Predictive Linear Online Tracking for Unknown Targets
Anastasios Tsiamis, Aren Karapetyan, Yueshan Li, Efe C. Balta, John Lygeros
TL;DR
This work tackles online tracking of unknown, time-varying targets in linear systems with quadratic costs. It introduces PLOT, which learns time-varying target dynamics via recursive least squares with forgetting and integrates these predictions into a receding horizon control framework under certainty equivalence. A dynamic regret analysis shows the algorithm achieves ${\mathcal{R}(\pi) \le O(\sqrt{T V_T})}$, with logarithmic regret in the static case $V_T=0$, where $V_T$ is the total variation of the target dynamics. The authors validate PLOT extensively in simulations and on a Crazyflie quadrotor, providing open-source software and demonstrating practical viability of online non-stochastic control on real hardware.
Abstract
In this paper, we study the problem of online tracking in linear control systems, where the objective is to follow a moving target.

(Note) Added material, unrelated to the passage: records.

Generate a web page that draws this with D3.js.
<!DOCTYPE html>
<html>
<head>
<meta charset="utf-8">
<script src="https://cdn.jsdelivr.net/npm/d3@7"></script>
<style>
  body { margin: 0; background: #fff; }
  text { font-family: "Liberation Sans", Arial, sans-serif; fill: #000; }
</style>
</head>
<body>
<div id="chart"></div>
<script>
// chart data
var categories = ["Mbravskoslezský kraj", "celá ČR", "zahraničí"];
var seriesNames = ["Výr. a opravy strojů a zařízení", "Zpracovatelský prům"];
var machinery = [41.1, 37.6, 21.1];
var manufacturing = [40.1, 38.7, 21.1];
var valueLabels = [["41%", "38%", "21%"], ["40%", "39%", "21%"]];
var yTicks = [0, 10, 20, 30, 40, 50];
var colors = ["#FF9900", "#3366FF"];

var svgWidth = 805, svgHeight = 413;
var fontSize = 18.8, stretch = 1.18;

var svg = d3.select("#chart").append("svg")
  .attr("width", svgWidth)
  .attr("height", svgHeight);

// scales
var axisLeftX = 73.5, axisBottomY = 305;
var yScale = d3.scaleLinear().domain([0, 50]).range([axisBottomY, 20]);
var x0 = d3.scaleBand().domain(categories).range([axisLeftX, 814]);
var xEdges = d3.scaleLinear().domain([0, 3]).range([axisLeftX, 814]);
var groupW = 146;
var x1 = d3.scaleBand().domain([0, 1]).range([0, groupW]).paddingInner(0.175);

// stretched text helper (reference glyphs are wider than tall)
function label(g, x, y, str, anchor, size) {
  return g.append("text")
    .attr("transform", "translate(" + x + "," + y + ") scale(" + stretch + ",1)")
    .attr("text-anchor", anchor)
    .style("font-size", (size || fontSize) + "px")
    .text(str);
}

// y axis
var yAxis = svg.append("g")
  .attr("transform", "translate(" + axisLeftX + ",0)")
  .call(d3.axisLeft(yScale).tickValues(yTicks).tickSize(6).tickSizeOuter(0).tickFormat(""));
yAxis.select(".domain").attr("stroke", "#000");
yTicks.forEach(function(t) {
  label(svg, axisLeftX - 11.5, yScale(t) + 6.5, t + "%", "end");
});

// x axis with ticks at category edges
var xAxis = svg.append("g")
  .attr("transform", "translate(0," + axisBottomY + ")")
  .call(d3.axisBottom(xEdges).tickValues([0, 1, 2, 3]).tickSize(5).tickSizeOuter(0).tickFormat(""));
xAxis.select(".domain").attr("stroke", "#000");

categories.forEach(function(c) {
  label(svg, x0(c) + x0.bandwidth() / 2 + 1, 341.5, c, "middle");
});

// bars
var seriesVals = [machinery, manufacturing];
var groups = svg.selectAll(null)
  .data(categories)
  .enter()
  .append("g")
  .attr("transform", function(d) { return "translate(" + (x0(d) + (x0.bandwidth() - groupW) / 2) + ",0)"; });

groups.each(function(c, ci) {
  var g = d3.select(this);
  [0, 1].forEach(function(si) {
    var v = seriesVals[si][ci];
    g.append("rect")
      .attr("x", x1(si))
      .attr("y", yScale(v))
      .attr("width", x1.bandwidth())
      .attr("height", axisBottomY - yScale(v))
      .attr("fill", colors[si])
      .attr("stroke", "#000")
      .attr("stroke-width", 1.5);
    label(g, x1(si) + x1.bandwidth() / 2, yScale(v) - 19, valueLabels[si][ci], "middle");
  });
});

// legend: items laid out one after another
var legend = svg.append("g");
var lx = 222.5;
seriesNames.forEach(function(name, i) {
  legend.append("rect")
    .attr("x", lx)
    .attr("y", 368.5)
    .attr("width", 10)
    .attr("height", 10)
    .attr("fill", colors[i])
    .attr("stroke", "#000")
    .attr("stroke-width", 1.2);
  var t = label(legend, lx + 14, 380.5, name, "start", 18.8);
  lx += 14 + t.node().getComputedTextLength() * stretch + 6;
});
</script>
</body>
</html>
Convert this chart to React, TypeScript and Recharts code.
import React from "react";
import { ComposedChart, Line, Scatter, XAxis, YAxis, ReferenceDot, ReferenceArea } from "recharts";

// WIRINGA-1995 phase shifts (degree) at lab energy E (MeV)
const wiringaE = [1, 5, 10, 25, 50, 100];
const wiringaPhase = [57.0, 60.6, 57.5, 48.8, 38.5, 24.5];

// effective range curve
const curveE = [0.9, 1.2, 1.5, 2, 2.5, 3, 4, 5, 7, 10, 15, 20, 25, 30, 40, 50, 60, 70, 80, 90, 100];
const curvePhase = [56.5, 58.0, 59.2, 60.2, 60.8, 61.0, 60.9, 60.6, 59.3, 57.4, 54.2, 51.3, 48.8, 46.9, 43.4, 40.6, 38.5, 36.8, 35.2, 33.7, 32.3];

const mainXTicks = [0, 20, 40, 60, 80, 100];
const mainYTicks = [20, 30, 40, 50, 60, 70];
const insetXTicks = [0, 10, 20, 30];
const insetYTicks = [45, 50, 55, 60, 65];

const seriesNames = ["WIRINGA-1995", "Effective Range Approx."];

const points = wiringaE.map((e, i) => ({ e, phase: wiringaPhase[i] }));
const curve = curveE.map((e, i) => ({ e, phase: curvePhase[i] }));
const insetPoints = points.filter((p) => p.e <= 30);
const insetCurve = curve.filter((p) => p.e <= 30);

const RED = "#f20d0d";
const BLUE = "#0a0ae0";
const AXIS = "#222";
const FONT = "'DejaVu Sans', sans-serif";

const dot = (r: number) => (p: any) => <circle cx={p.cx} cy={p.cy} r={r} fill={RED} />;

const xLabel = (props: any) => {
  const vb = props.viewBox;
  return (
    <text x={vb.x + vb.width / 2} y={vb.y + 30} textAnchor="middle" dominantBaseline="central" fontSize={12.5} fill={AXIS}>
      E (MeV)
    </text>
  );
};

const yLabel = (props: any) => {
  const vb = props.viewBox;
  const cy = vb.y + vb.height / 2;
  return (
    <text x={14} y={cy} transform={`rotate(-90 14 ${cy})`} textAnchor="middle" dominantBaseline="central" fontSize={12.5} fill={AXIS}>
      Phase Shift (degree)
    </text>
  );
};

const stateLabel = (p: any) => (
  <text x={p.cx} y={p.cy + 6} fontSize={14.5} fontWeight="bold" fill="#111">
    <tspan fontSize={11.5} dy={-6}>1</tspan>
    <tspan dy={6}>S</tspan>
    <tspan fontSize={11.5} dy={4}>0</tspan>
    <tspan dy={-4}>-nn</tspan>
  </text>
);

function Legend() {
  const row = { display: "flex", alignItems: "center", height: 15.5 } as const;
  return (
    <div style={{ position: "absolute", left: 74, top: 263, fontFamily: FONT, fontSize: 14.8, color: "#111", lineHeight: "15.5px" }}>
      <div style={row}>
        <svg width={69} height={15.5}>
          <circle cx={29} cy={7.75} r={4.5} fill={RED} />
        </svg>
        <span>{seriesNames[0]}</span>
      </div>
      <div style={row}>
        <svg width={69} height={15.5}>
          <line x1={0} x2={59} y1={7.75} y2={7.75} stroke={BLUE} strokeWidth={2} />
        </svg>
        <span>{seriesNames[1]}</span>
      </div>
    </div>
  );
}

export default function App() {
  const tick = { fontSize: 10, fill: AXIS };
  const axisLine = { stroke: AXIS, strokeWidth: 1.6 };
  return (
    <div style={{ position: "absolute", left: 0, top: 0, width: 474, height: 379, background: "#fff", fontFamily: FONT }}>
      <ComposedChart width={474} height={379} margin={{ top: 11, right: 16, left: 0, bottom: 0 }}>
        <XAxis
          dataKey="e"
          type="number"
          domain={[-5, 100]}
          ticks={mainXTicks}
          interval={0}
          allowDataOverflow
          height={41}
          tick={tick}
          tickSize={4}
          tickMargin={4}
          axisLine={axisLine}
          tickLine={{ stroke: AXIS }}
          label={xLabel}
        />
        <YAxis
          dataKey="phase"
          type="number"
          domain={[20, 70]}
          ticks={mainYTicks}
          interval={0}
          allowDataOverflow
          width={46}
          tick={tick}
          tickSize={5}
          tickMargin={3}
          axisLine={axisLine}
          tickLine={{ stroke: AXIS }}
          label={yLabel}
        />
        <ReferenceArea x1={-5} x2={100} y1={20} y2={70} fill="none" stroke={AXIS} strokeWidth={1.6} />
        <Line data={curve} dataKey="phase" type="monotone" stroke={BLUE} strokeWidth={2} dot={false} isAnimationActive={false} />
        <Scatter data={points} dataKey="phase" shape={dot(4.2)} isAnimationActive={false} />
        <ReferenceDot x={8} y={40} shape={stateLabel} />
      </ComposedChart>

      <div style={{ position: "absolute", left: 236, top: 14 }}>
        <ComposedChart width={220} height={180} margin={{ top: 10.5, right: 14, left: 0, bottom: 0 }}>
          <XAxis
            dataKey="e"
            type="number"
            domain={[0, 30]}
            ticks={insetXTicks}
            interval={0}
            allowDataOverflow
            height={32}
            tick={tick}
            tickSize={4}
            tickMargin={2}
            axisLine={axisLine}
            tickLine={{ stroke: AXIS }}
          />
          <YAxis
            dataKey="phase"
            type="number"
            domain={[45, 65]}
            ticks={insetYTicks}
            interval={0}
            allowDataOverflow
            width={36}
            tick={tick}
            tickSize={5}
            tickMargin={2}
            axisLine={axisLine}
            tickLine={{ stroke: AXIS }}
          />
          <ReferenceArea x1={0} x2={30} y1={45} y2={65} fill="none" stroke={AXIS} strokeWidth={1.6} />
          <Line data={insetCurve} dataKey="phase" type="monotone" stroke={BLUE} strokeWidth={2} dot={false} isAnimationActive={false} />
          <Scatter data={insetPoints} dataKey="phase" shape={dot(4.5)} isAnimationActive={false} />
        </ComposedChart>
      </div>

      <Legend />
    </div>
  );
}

Unlike classical tracking control, the target is unknown, non-stationary, and its state is revealed sequentially, thus, fitting the framework of online non-stochastic control. We consider the case of quadratic costs and propose a new algorithm, called predictive linear online tracking (PLOT). The algorithm uses recursive least squares with exponential forgetting to learn a time-varying dynamic model of the target. The learned model is used in the optimal policy under the framework of receding horizon control. We show the dynamic regret of PLOT scales with $\mathcal{O}(\sqrt{TV_T})$, where $V_T$ is the total variation of the target dynamics and $T$ is the time horizon. Unlike prior work, our theoretical results hold for non-stationary targets. We implement PLOT on a real quadrotor and provide open-source software, thus, showcasing one of the first successful applications of online control methods on real hardware.